Q174   Earl of Oxford and Asquith: That is a very interesting exposition. I have a follow-up question from what you were saying about the last two years and how Berlin has been a hub for foreign policy-makers and people visiting. This Committee has heard evidence that the US increasingly sees Germany as its main interlocutor in the EU. Our simple question is: do you agree with this assessment? Particularly, what are the implications for German influence from within the EU in the NATO discussions?

Dr Karl-Heinz Kamp: My Lords, I fully understand the political sensitivity of this question because, in Germany, the Chancellor is well aware of the needs. Whenever Germany is a leading power or defined by others as the hub with regard to dealing with the Russian crisis—the German Chancellor had some 50 phone calls with Vladimir Putin—we are well aware of the fact that this might also cause eyebrow-raising, due to our history as an overambitious Germany. This is not the case. The German Chancellor tries particularly carefully to convey the message so that the practice is always to include the smaller allies—to keep them in the loop—and to deal with the other big ones. We are well aware that the UK and France are, in military capacities, far ahead of Germany and we are not competing with that.

So there is a high sensitivity not to raise the impression of a new German Großmachtstreben, or having big power ambitions. That is not there. Politics is made by people. I think that Mrs Merkel has a certain policy style, which goes well with certain crises now. The close US-German co-operation, which by the way was not always the case in the Obama-Merkel period, is not exclusive but inclusive.

There are press articles—not by me—saying, “Where is the UK in this entire business? Aren’t they lacking?” That is a decision for the UK to take on how to include itself in ongoing diplomacy. It would be nice if France could be less occupied with its own domestic problems, as it is now. The point I want to make is about the German government, due to their geographical position now. We have a German Chancellor who speaks Russian, because she learned it, and that almost automatically gives us a certain access to Russia. We have a certain economic weight, which comes with certain obligations. But there is definitely not an idea of monopolising any contacts. That is certainly not the case.

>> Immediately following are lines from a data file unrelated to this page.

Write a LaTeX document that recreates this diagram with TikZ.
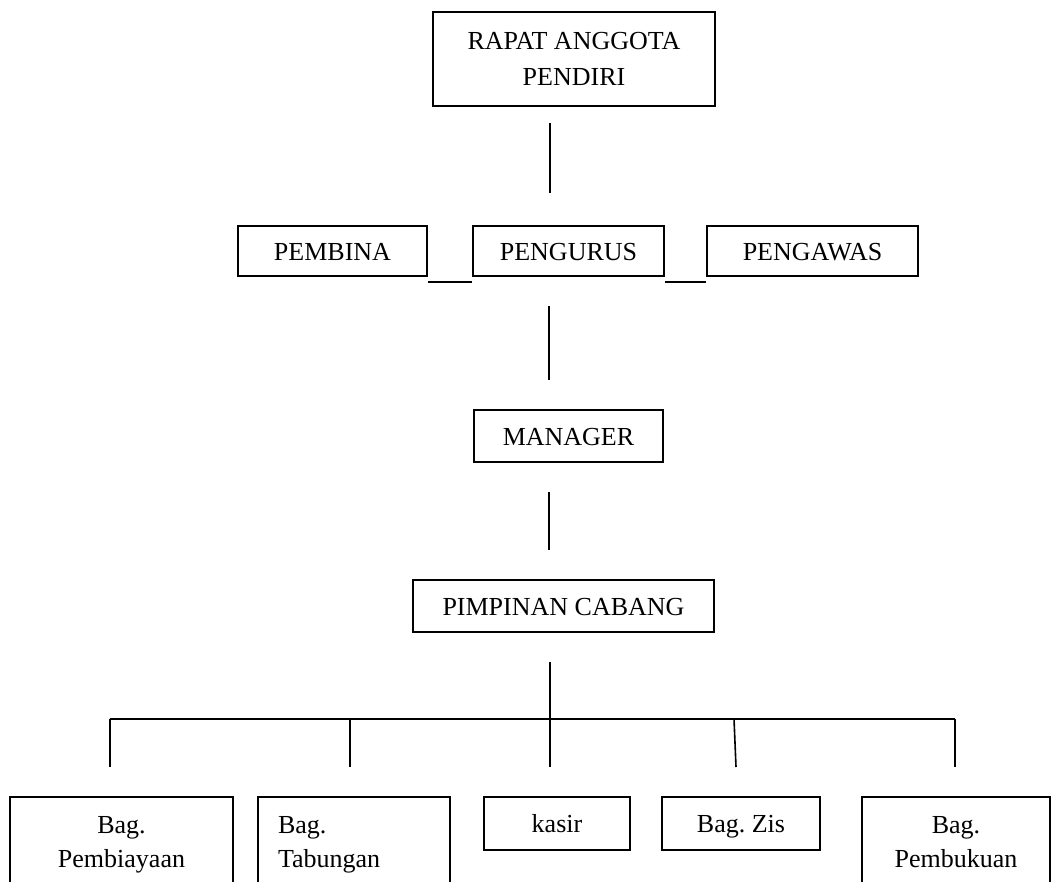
\documentclass[tikz,border=0pt]{standalone}
\usepackage{fontspec}
\setmainfont{Liberation Serif}
\frenchspacing
\begin{document}
\begin{tikzpicture}[x=1pt,y=-1pt,
  box/.style={draw, line width=1.6pt, inner sep=0pt, align=center, font=\fontsize{26}{35}\selectfont},
  one/.style={text height=18pt, text depth=0pt},
  conn/.style={line width=1.6pt}]
\useasboundingbox (0,0) rectangle (1056,881);
\clip (0,0) rectangle (1056,881);
% boxes
\node[box, minimum width=282, minimum height=94, font=\fontsize{26}{36}\selectfont] (rapat) at (574,59) {RAPAT ANGGOTA\\PENDIRI};
\node[box, one, minimum width=189, minimum height=50] (pembina) at (332.5,251) {PEMBINA};
\node[box, one, minimum width=191, minimum height=50] (pengurus) at (568.5,251) {PENGURUS};
\node[box, one, minimum width=211, minimum height=50] (pengawas) at (812.5,251) {PENGAWAS};
\node[box, one, minimum width=189, minimum height=52] (manager) at (568.5,436) {MANAGER};
\node[box, one, minimum width=301, minimum height=52] (pimpinan) at (563.5,606) {PIMPINAN CABANG};
\node[box, anchor=north, minimum width=223, minimum height=96, font=\fontsize{26}{34}\selectfont] (pembiayaan) at (121.5,796) {Bag.\\Pembiayaan};
\node[box, anchor=north, text width=152, inner xsep=20, align=left, minimum height=96, font=\fontsize{26}{34}\selectfont] (tabungan) at (354,796) {Bag.\\Tabungan};
\node[box, one, anchor=north, minimum width=146, minimum height=53] (kasir) at (557,796) {kasir};
\node[box, one, anchor=north, minimum width=158, minimum height=53] (zis) at (741,796) {Bag. Zis};
\node[box, anchor=north, minimum width=188, minimum height=96, font=\fontsize{26}{34}\selectfont] (pembukuan) at (956,796) {Bag.\\Pembukuan\vphantom{y}};
% connector end points
\coordinate (l1a) at (550,123); \coordinate (l1b) at (550,193);
\coordinate (l2a) at (549,306); \coordinate (l2b) at (549,380);
\coordinate (l3a) at (549,492); \coordinate (l3b) at (549,550);
\coordinate (l4a) at (550,662); \coordinate (hub) at (550,719);
\coordinate (hl) at (110,719); \coordinate (hr) at (955,719);
\coordinate (d2t) at (350,719); \coordinate (d4t) at (734,719);
\coordinate (d1) at (110,767); \coordinate (d2) at (350,767);
\coordinate (d3) at (550,767); \coordinate (d4) at (736,767);
\coordinate (d5) at (955,767);
% connectors
\draw[conn] (l1a) -- (l1b);
\draw[conn] ([yshift=-5pt]pembina.south east) -- ([yshift=-5pt]pengurus.south west);
\draw[conn] ([yshift=-5pt]pengurus.south east) -- ([yshift=-5pt]pengawas.south west);
\draw[conn] (l2a) -- (l2b);
\draw[conn] (l3a) -- (l3b);
\draw[conn] (l4a) -- (hub);
\draw[conn] (hl) -- (hr);
\draw[conn] (hl) -- (d1);
\draw[conn] (d2t) -- (d2);
\draw[conn] (hub) -- (d3);
\draw[conn] (d4t) -- (d4);
\draw[conn] (hr) -- (d5);
\end{tikzpicture}
\end{document}
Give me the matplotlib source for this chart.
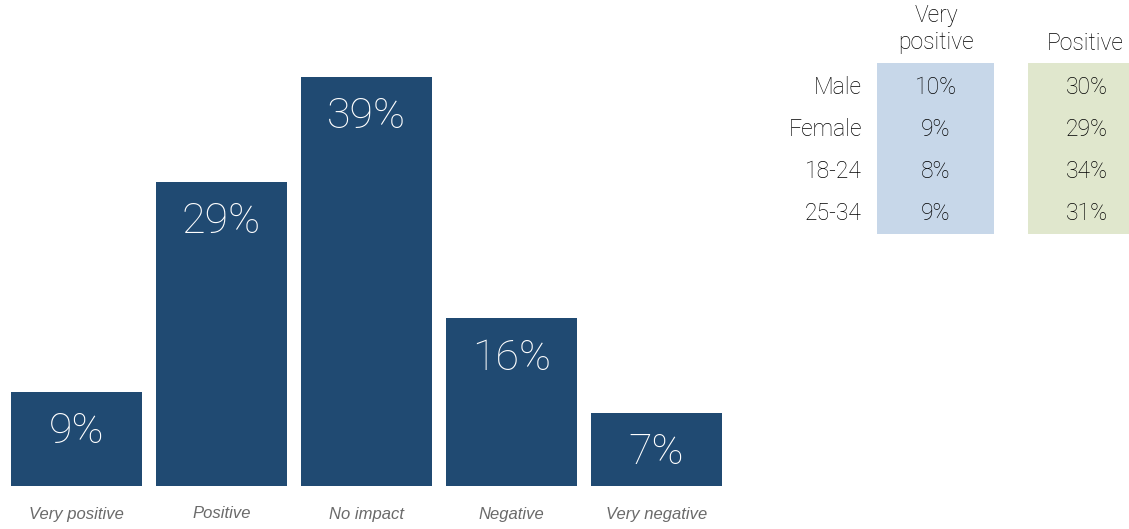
import matplotlib
matplotlib.use("Agg")
import matplotlib.pyplot as plt
from matplotlib.patches import Rectangle

# Data
categories = ['Very positive', 'Positive', 'No impact', 'Negative', 'Very negative']
values = [9, 29, 39, 16, 7]

row_labels = ['Male', 'Female', '18-24', '25-34']
very_positive = [10, 9, 8, 9]
positive = [30, 29, 34, 31]

W, H = 1129, 529
fig = plt.figure(figsize=(W / 100, H / 100), dpi=100)

# Bar chart
ax = fig.add_axes([4 / W, (H - 486) / H, 725 / W, 409 / H])
ax.bar(range(len(values)), values, width=0.91, color='#204a72')
ax.set_xlim(-0.5, len(values) - 0.5)
ax.set_ylim(0, 39)
ax.axis('off')

for i, v in enumerate(values):
    ax.annotate(f'{v}%', (i, v), xytext=(0, -40), textcoords='offset pixels',
                ha='center', va='center', color='white', fontsize=31,
                family='Roboto', fontweight='light')
    ax.annotate(categories[i], (i, 0), xytext=(0, -28), textcoords='offset pixels',
                ha='center', va='center', color='#6a6a6a', fontsize=12,
                family='Liberation Sans', style='italic')

# Table on the right, drawn in pixel coordinates
tx = fig.add_axes([0, 0, 1, 1])
tx.set_xlim(0, W)
tx.set_ylim(H, 0)
tx.axis('off')

tx.add_patch(Rectangle((877, 63), 117, 171, color='#c7d7e9', lw=0))
tx.add_patch(Rectangle((1028, 63), 101, 171, color='#e0e7cd', lw=0))

txt = dict(color='#000000', fontsize=16.5, family='Roboto', fontweight='light', va='center')
tx.text(936, 29, 'Very\npositive', ha='center', linespacing=1.25, **txt)
tx.text(1085, 43, 'Positive', ha='center', **txt)

row_y = [87, 129, 171, 213]
for y, lab, vp, p in zip(row_y, row_labels, very_positive, positive):
    tx.text(862, y, lab, ha='right', **txt)
    tx.text(936, y, f'{vp}%', ha='center', **txt)
    tx.text(1108, y, f'{p}%', ha='right', **txt)

fig.savefig('out.png', dpi=100)
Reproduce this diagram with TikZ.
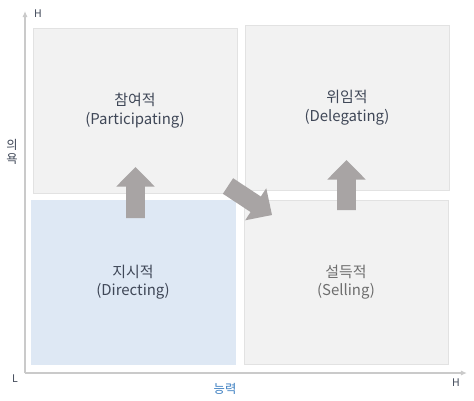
\documentclass[tikz,border=0pt]{standalone}
\usepackage{fontspec}
\setmainfont{Noto Sans CJK KR}
\usetikzlibrary{arrows.meta}

\definecolor{qdGray}{HTML}{F2F2F2}
\definecolor{qdLine}{HTML}{E2E2E2}
\definecolor{qdBlue}{HTML}{DEE8F4}
\definecolor{arGray}{HTML}{A8A4A4}
\definecolor{axGray}{HTML}{CACACA}
\definecolor{txDark}{HTML}{3F4757}
\definecolor{txLight}{HTML}{6E6E6E}
\definecolor{axBlue}{HTML}{3A7DC0}

\newcommand{\blockarr}[4]{
	\pgfmathsetmacro{\BAlen}{#3}
	\pgfmathsetmacro{\BAneck}{#3-19.5}
	\begin{scope}[shift={(#1,#2)},rotate=#4]
	\fill[arGray] (0,-9.3) -- (\BAneck,-9.3) -- (\BAneck,-19.2) -- (\BAlen,0)
		-- (\BAneck,19.2) -- (\BAneck,9.3) -- (0,9.3) -- cycle;
	\end{scope}
}

\tikzset{
	quad/.style={draw=qdLine, line width=0.5pt, minimum width=4.08cm, align=center,
		text=txDark, font=\fontsize{8.5}{10.6}\selectfont},
	axis/.style={draw=axGray, line width=0.85pt, -{Latex[length=3.5pt,width=3pt]}},
	axlabel/.style={text=txDark, font=\fontsize{6}{7}\selectfont, inner sep=0pt}
}

\begin{document}
\begin{tikzpicture}[x=0.02cm, y=-0.02cm]
\useasboundingbox (0,0) rectangle (474,400);

\coordinate (org) at (25,373);
\coordinate (yTop) at (25,11);
\coordinate (xEnd) at (467,373);
\draw[axis] (org) -- (yTop);
\draw[axis] (org) -- (xEnd);

\node[axlabel] (hiY) at (38,14) {H};
\node[axlabel] (loXY) at (15,379) {L};
\node[axlabel] (hiX) at (456,383) {H};
\node[axlabel, font=\fontsize{7}{7.6}\selectfont, align=center] (will) at (12,152) {의\\욕};
\node[axlabel, text=axBlue, font=\fontsize{7}{8}\selectfont] (skill) at (225,389) {능력};

\node[quad, fill=qdGray, minimum height=3.30cm] (part) at (135,110.5) {참여적\\(Participating)};
\node[quad, fill=qdGray, minimum height=3.30cm] (dele) at (347,107.5) {위임적\\(Delegating)};
\node[quad, fill=qdBlue, draw=qdBlue, minimum height=3.28cm] (dirc) at (133,282) {지시적\\(Directing)};
\node[quad, fill=qdGray, text=txLight, minimum height=3.28cm] (sell) at (346,282) {설득적\\(Selling)};

\blockarr{135.5}{218}{51}{90}
\blockarr{346.5}{210}{50}{90}
\blockarr{228}{186}{52.7}{-33.4}
\end{tikzpicture}
\end{document}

The Chairman: Dr Kamp, thank you very much. We have been speaking for an hour. I do not know whether any of my colleagues have any supplementaries. Lord Risby, who was unavoidably detained, may have a question that he would like to ask. No? 

On behalf of the Committee, then, I thank you very much. We will send you a transcript of your evidence so that if there is anything you want to correct in that, you will have the opportunity to do so. I am really most grateful. We are very far down the track with this inquiry and you have helped to fill in a number of gaps. The clarity with which you responded was very helpful.